A sophisticated variation is the “Make-Whole Call” provision, frequently used in high-grade corporate debt. This provision requires the issuer to pay the investor a premium equal to the present value of all future interest payments lost due to the early call. The calculation typically uses a specified benchmark Treasury rate plus a fixed spread.
While this structure protects the investor from loss of income, it makes calling the bond very expensive for the issuer. This cost effectively discourages calls except in extreme circumstances or when eliminating restrictive covenants is the primary goal.
Call provisions function similarly in preferred stock but serve a different strategic purpose for the issuing corporation.

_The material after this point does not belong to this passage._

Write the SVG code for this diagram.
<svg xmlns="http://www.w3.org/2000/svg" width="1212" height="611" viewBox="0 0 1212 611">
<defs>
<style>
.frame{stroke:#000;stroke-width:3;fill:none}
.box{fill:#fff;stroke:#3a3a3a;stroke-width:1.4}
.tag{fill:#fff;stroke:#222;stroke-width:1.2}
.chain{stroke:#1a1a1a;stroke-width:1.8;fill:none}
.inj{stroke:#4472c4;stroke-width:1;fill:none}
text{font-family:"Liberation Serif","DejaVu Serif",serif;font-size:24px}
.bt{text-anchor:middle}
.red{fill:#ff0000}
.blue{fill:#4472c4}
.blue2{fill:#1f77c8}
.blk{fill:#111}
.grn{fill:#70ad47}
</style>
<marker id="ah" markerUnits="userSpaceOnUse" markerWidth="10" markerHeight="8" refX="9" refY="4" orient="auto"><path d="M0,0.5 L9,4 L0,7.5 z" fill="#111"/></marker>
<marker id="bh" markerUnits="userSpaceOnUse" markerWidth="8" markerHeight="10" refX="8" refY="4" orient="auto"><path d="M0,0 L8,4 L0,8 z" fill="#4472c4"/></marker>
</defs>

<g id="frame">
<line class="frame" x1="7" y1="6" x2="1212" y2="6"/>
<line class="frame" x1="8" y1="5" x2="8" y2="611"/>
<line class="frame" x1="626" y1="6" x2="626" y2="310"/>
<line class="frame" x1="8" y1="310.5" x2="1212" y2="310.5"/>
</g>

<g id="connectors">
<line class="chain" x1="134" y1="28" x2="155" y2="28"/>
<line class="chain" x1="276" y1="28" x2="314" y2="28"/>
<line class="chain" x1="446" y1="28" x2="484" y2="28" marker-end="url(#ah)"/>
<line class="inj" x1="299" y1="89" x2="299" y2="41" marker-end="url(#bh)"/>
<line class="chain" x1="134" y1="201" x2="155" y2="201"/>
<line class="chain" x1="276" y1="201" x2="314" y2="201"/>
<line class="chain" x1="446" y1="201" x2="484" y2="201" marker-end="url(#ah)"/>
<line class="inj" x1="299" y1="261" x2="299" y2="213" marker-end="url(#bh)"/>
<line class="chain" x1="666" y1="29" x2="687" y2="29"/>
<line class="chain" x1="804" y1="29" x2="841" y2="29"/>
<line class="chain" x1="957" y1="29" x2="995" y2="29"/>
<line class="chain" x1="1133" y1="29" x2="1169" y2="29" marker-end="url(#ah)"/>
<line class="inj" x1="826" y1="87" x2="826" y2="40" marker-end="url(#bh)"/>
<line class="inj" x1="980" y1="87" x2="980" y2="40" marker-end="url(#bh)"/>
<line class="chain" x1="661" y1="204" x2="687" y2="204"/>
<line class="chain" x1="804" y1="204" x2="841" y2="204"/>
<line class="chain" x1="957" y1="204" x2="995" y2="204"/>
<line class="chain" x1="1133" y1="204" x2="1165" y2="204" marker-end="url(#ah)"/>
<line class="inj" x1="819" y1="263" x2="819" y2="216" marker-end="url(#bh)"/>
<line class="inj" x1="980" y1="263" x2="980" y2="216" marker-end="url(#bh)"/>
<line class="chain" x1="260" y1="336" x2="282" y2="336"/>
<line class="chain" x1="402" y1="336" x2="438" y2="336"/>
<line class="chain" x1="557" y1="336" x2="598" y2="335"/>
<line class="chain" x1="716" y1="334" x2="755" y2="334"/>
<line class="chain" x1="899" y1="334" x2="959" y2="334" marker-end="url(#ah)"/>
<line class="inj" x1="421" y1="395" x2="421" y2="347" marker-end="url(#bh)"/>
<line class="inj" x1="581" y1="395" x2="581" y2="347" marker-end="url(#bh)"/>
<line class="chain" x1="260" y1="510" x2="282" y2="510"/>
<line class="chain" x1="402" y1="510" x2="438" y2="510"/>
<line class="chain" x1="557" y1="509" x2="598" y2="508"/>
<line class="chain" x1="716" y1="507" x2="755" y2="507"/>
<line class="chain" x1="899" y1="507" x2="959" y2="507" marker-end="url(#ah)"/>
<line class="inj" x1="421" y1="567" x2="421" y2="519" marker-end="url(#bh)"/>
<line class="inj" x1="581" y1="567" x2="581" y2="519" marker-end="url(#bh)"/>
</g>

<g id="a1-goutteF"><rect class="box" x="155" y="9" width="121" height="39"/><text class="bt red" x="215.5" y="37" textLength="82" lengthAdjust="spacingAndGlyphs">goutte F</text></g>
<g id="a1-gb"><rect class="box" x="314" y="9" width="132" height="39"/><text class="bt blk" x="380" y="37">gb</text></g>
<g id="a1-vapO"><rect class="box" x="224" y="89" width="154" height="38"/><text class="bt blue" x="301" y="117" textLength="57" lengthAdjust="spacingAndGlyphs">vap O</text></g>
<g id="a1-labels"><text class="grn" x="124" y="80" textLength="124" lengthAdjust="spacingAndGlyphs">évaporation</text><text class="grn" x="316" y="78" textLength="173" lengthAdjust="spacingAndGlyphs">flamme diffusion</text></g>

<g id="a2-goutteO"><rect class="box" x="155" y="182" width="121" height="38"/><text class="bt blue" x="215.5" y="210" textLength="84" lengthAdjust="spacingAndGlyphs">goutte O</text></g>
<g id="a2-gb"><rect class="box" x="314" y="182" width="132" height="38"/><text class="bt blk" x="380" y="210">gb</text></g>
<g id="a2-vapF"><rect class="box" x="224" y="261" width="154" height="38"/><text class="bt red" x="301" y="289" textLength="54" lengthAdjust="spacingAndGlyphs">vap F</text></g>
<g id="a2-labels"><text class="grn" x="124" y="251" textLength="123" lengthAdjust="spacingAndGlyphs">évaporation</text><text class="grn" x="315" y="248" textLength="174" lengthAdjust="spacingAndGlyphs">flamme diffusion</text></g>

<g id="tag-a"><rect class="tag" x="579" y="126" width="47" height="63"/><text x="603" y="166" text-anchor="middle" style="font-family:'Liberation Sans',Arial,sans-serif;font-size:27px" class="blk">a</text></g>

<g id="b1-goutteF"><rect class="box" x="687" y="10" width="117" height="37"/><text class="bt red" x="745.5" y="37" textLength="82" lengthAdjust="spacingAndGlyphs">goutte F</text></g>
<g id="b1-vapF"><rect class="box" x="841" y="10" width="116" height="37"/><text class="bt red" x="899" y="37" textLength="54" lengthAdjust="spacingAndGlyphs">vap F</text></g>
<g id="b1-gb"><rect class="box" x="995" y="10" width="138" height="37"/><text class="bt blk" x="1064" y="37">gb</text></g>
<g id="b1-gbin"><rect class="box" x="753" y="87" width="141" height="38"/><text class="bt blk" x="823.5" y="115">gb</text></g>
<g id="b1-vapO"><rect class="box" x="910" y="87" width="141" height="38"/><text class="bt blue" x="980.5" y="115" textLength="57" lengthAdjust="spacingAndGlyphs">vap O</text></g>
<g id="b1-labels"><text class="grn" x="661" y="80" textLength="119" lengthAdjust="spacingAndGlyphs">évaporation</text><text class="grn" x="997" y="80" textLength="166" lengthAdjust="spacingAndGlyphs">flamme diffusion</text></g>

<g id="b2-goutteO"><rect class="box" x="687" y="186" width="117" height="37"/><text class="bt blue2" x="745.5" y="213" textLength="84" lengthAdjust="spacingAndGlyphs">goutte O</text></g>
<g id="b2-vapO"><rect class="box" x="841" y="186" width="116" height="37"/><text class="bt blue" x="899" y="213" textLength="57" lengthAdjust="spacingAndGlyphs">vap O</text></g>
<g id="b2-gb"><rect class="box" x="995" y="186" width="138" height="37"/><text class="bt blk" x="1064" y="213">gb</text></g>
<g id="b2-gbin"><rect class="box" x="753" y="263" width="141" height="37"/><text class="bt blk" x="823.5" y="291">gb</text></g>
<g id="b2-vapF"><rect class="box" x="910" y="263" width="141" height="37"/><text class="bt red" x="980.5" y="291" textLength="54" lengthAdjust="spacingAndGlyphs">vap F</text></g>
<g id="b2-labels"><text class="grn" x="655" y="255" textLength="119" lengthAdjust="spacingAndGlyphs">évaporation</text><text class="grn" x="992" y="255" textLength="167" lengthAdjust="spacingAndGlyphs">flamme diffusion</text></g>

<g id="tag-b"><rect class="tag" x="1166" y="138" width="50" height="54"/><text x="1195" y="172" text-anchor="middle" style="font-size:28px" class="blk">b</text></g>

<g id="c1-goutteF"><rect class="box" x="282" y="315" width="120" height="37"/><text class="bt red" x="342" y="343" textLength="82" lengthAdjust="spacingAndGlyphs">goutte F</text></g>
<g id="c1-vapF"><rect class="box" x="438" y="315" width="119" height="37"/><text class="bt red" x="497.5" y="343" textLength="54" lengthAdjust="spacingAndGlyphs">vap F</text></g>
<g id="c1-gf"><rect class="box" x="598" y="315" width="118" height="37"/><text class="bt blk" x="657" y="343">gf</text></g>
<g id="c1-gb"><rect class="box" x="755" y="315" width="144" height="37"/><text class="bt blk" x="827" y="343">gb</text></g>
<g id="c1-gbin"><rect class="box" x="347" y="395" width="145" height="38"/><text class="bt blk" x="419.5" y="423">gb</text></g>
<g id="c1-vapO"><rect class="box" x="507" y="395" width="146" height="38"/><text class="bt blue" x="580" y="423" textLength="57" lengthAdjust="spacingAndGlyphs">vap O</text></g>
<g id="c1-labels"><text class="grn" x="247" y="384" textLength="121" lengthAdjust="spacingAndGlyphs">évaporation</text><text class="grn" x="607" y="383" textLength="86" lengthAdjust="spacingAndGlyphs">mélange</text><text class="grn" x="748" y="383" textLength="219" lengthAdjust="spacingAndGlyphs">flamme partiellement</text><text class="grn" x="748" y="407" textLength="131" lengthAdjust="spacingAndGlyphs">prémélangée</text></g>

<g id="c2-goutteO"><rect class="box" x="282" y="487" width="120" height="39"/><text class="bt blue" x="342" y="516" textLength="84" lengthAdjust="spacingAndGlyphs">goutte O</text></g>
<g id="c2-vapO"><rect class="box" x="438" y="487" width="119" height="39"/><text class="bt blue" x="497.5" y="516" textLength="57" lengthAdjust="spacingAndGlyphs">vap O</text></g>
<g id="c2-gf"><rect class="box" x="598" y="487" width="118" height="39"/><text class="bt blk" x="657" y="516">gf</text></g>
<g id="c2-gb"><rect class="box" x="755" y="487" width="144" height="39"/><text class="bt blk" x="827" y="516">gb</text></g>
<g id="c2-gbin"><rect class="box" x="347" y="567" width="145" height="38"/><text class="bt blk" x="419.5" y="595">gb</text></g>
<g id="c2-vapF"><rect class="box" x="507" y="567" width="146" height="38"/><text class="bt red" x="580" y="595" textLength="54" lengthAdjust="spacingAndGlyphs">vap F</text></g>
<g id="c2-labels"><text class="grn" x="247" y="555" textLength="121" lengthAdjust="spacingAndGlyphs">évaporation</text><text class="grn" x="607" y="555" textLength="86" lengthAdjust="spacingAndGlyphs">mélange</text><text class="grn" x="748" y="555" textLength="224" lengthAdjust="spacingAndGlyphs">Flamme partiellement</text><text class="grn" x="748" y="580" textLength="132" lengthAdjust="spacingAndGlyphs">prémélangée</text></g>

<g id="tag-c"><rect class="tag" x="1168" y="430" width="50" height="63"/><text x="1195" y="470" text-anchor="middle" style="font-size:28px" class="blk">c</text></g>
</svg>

Preferred stock represents an equity stake, and the call right allows the company to retire this permanent equity. This action removes the permanent obligation to pay the fixed dividend stream associated with the preferred shares.
The mechanics involve the company paying the stated call price, which is generally the preferred stock’s par value plus any accrued and unpaid dividends. The motivation is less about interest rate refinancing and more about managing the company’s capital structure and removing higher-cost equity.
Companies often call preferred stock to simplify their balance sheet or replace the equity with a more flexible form of capital. The call provision allows the firm to manage its dividend payout obligations actively if the current dividend rate is higher than the market standard for new issues.